Both of these are risky. Furthermore we think that EVM implementations should be free to chose what optimisations they apply, and the savings do not need to be passed down at all cost.

Additionally it requires a potentially significant change to the current implementations which depend on a streaming one-by-one execution without a lookahead.

Lack of JUMPDEST

JUMPDEST serves two purposes:

  1. To efficiently partition code -- this can be useful for pre-calculating total gas usage for a given block (i.e. instructions between JUMPDESTs), and for JIT/AOT translation.
  2. To explicitly show valid locations (otherwise any non-data location would be valid).
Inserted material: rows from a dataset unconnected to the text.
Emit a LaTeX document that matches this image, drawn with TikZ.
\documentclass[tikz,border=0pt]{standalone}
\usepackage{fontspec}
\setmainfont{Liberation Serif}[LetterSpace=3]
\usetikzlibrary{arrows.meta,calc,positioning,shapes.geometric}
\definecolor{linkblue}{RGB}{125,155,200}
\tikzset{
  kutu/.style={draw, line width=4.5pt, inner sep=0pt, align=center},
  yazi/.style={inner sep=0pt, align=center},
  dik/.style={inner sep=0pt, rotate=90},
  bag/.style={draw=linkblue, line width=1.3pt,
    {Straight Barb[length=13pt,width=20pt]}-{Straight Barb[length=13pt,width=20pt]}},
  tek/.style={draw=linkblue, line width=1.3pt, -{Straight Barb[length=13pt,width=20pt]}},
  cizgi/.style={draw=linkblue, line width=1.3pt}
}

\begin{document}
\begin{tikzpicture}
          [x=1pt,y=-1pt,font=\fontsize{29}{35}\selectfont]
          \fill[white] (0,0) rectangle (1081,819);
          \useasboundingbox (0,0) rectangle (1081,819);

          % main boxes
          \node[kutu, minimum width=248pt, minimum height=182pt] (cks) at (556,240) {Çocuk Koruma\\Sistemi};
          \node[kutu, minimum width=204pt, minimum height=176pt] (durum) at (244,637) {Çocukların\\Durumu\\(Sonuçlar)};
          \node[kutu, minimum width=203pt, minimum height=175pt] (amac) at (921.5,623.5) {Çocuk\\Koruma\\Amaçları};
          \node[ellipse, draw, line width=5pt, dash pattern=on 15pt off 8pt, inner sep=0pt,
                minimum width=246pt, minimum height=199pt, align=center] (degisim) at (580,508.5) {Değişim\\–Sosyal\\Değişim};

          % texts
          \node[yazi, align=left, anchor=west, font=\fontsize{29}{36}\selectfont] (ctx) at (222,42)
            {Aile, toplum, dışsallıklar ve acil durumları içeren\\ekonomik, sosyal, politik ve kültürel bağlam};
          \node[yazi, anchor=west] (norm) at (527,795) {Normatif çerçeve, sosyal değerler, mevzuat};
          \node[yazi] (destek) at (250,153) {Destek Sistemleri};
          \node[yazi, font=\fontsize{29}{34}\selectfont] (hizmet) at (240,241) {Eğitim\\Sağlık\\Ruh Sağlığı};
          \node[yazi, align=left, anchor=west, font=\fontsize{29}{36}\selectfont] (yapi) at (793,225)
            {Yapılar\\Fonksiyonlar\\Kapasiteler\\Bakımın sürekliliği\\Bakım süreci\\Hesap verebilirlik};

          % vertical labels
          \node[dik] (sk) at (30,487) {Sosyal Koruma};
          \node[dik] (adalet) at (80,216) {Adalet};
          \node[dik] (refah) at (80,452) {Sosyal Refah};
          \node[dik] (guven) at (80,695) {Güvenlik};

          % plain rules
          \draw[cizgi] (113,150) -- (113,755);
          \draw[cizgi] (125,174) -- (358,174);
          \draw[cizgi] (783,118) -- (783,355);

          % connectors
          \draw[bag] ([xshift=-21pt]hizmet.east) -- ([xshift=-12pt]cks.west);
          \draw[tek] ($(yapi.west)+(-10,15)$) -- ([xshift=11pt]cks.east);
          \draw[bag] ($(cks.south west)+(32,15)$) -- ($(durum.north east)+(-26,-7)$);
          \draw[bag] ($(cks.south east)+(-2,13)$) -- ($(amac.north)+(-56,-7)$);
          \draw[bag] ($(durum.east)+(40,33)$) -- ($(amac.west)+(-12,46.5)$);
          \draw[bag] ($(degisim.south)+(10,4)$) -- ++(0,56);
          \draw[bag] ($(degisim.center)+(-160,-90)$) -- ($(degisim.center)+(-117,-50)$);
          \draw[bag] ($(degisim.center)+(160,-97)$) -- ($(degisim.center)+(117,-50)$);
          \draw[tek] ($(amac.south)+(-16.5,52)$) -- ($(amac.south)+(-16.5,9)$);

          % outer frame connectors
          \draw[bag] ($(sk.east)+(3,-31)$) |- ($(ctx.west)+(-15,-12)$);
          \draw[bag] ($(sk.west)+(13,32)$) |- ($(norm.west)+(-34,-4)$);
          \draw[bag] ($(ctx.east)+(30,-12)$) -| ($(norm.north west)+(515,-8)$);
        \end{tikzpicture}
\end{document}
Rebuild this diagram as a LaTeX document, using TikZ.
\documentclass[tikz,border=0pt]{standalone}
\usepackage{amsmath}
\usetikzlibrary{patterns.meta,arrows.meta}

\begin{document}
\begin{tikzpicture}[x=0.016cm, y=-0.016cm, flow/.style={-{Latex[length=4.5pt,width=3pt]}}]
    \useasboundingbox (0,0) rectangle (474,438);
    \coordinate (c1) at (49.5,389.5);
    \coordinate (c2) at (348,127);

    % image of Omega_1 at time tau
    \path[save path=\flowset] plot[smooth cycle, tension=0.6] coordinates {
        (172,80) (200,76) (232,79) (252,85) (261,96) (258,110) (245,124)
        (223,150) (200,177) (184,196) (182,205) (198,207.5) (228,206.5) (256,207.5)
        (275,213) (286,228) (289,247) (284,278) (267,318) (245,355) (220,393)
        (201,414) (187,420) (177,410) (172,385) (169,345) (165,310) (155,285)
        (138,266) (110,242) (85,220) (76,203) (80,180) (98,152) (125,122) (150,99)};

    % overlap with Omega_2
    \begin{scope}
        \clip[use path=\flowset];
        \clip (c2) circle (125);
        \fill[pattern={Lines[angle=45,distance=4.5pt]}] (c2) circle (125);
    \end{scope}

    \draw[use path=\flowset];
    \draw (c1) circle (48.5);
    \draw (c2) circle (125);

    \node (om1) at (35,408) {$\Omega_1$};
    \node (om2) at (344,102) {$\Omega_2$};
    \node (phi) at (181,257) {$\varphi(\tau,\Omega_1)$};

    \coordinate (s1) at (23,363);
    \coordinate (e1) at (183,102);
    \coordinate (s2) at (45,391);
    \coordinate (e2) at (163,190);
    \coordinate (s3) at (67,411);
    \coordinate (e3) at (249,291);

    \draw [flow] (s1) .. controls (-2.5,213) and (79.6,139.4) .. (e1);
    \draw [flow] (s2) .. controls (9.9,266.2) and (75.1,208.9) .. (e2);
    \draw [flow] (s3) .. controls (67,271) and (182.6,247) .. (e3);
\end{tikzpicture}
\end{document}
This functionality is not needed for static jumps, as the analysers can easily tell destinations from the static jump immediates during jumpdest-analysis.

There are two benefits here:

  1. Not wasting a byte for a JUMPDEST also means a saving of 200 gas during deployment, for each jump destination.
  2. Saving an extra 1 gas per jump during execution, given JUMPDEST itself cost 1 gas and is "executed" during jumping.

RJUMPV and RJUMPSUBV fallback cases

If no match is found (i.e. the default case) in the RJUMPV or RJUMPSUBV instructions execution will continue without branching. This allows for gaps in the arguments to be filled with 0s, and a choice of implementation by the programmer. Alternate options would include exceptional aborts in case of no match.

Backwards Compatibility

This change poses no risk to backwards compatibility.

Test Cases

Validation

Valid cases

Invalid cases

Execution

Security Considerations

Adding new instructions with immediate arguments should be carefully considered when implementing the validation algorithm.

Static relative jump execution does not require runtime check of the jump destination. It greatly reduces execution cost. Therefore the gas cost of the new instructions can also be significantly reduced.

The RJUMPVand RJUMPSUBV instruction relative offset tables can have up to 256 one-byte entries, so reading an offset cannot be a potential DoS attack surface.